----- Dataset extract -----

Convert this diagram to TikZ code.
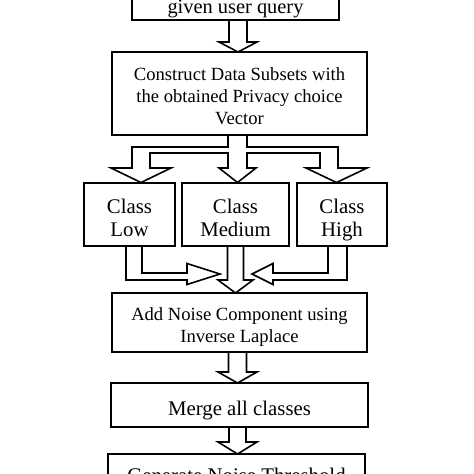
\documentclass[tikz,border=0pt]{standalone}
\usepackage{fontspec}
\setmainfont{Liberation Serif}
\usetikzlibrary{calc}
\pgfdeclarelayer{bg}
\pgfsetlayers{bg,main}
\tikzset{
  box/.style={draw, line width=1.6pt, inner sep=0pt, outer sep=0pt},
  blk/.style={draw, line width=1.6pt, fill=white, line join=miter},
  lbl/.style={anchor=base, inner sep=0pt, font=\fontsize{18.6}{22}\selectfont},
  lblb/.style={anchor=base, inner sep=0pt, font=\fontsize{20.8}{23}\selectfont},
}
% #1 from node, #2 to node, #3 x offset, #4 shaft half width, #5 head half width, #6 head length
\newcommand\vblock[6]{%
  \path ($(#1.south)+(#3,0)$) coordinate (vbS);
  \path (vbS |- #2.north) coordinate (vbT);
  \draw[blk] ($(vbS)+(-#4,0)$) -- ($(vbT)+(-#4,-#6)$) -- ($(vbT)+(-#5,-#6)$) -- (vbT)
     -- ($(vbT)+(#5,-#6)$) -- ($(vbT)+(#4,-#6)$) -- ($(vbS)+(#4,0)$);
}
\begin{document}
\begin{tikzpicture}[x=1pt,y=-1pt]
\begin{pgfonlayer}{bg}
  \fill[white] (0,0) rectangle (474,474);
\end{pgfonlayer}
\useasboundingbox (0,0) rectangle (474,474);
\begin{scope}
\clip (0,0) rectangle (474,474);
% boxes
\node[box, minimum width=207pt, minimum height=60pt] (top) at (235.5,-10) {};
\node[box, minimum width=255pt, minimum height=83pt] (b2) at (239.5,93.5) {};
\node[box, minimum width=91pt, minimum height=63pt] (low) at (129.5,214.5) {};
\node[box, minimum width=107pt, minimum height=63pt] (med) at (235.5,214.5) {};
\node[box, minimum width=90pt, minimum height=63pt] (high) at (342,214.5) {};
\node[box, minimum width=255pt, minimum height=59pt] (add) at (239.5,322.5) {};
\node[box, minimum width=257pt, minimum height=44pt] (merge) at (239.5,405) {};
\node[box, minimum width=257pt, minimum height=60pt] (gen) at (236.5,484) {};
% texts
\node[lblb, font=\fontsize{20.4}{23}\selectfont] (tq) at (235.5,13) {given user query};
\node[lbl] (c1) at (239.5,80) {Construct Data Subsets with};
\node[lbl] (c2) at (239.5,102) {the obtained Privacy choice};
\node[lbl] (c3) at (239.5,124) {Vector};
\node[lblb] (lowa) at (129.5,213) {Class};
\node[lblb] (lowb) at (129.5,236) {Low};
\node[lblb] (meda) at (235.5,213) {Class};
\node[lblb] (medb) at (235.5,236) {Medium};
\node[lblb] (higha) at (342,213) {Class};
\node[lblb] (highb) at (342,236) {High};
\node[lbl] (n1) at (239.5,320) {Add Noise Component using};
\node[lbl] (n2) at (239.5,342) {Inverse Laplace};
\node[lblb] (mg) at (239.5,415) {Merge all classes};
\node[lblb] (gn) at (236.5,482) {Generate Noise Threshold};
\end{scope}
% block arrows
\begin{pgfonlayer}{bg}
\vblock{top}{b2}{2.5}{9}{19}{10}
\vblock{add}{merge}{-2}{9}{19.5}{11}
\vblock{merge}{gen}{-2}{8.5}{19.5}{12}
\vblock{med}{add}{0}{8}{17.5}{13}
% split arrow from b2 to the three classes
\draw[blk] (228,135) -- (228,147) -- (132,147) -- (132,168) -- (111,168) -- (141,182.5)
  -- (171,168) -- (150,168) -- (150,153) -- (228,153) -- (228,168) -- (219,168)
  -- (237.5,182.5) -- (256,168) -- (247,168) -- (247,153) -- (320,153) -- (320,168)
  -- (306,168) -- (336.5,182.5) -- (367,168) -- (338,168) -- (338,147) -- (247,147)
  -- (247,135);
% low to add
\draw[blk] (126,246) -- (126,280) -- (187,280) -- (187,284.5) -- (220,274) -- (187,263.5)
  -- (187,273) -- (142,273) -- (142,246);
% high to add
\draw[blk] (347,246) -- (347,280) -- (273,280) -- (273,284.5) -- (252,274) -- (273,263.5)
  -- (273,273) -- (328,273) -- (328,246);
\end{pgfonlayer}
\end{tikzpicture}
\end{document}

-----

◆ Exercise: Quote the listing above in full, except for the pictures.

◆ Task response:
Convert this diagram to TikZ code.
\documentclass[tikz,border=0pt]{standalone}
\usepackage{fontspec}
\setmainfont{Liberation Serif}
\usetikzlibrary{calc}
\pgfdeclarelayer{bg}
\pgfsetlayers{bg,main}
\tikzset{
  box/.style={draw, line width=1.6pt, inner sep=0pt, outer sep=0pt},
  blk/.style={draw, line width=1.6pt, fill=white, line join=miter},
  lbl/.style={anchor=base, inner sep=0pt, font=\fontsize{18.6}{22}\selectfont},
  lblb/.style={anchor=base, inner sep=0pt, font=\fontsize{20.8}{23}\selectfont},
}
% #1 from node, #2 to node, #3 x offset, #4 shaft half width, #5 head half width, #6 head length
\newcommand\vblock[6]{%
  \path ($(#1.south)+(#3,0)$) coordinate (vbS);
  \path (vbS |- #2.north) coordinate (vbT);
  \draw[blk] ($(vbS)+(-#4,0)$) -- ($(vbT)+(-#4,-#6)$) -- ($(vbT)+(-#5,-#6)$) -- (vbT)
     -- ($(vbT)+(#5,-#6)$) -- ($(vbT)+(#4,-#6)$) -- ($(vbS)+(#4,0)$);
}
\begin{document}
\begin{tikzpicture}[x=1pt,y=-1pt]
\begin{pgfonlayer}{bg}
  \fill[white] (0,0) rectangle (474,474);
\end{pgfonlayer}
\useasboundingbox (0,0) rectangle (474,474);
\begin{scope}
\clip (0,0) rectangle (474,474);
% boxes
\node[box, minimum width=207pt, minimum height=60pt] (top) at (235.5,-10) {};
\node[box, minimum width=255pt, minimum height=83pt] (b2) at (239.5,93.5) {};
\node[box, minimum width=91pt, minimum height=63pt] (low) at (129.5,214.5) {};
\node[box, minimum width=107pt, minimum height=63pt] (med) at (235.5,214.5) {};
\node[box, minimum width=90pt, minimum height=63pt] (high) at (342,214.5) {};
\node[box, minimum width=255pt, minimum height=59pt] (add) at (239.5,322.5) {};
\node[box, minimum width=257pt, minimum height=44pt] (merge) at (239.5,405) {};
\node[box, minimum width=257pt, minimum height=60pt] (gen) at (236.5,484) {};
% texts
\node[lblb, font=\fontsize{20.4}{23}\selectfont] (tq) at (235.5,13) {given user query};
\node[lbl] (c1) at (239.5,80) {Construct Data Subsets with};
\node[lbl] (c2) at (239.5,102) {the obtained Privacy choice};
\node[lbl] (c3) at (239.5,124) {Vector};
\node[lblb] (lowa) at (129.5,213) {Class};
\node[lblb] (lowb) at (129.5,236) {Low};
\node[lblb] (meda) at (235.5,213) {Class};
\node[lblb] (medb) at (235.5,236) {Medium};
\node[lblb] (higha) at (342,213) {Class};
\node[lblb] (highb) at (342,236) {High};
\node[lbl] (n1) at (239.5,320) {Add Noise Component using};
\node[lbl] (n2) at (239.5,342) {Inverse Laplace};
\node[lblb] (mg) at (239.5,415) {Merge all classes};
\node[lblb] (gn) at (236.5,482) {Generate Noise Threshold};
\end{scope}
% block arrows
\begin{pgfonlayer}{bg}
\vblock{top}{b2}{2.5}{9}{19}{10}
\vblock{add}{merge}{-2}{9}{19.5}{11}
\vblock{merge}{gen}{-2}{8.5}{19.5}{12}
\vblock{med}{add}{0}{8}{17.5}{13}
% split arrow from b2 to the three classes
\draw[blk] (228,135) -- (228,147) -- (132,147) -- (132,168) -- (111,168) -- (141,182.5)
  -- (171,168) -- (150,168) -- (150,153) -- (228,153) -- (228,168) -- (219,168)
  -- (237.5,182.5) -- (256,168) -- (247,168) -- (247,153) -- (320,153) -- (320,168)
  -- (306,168) -- (336.5,182.5) -- (367,168) -- (338,168) -- (338,147) -- (247,147)
  -- (247,135);
% low to add
\draw[blk] (126,246) -- (126,280) -- (187,280) -- (187,284.5) -- (220,274) -- (187,263.5)
  -- (187,273) -- (142,273) -- (142,246);
% high to add
\draw[blk] (347,246) -- (347,280) -- (273,280) -- (273,284.5) -- (252,274) -- (273,263.5)
  -- (273,273) -- (328,273) -- (328,246);
\end{pgfonlayer}
\end{tikzpicture}
\end{document}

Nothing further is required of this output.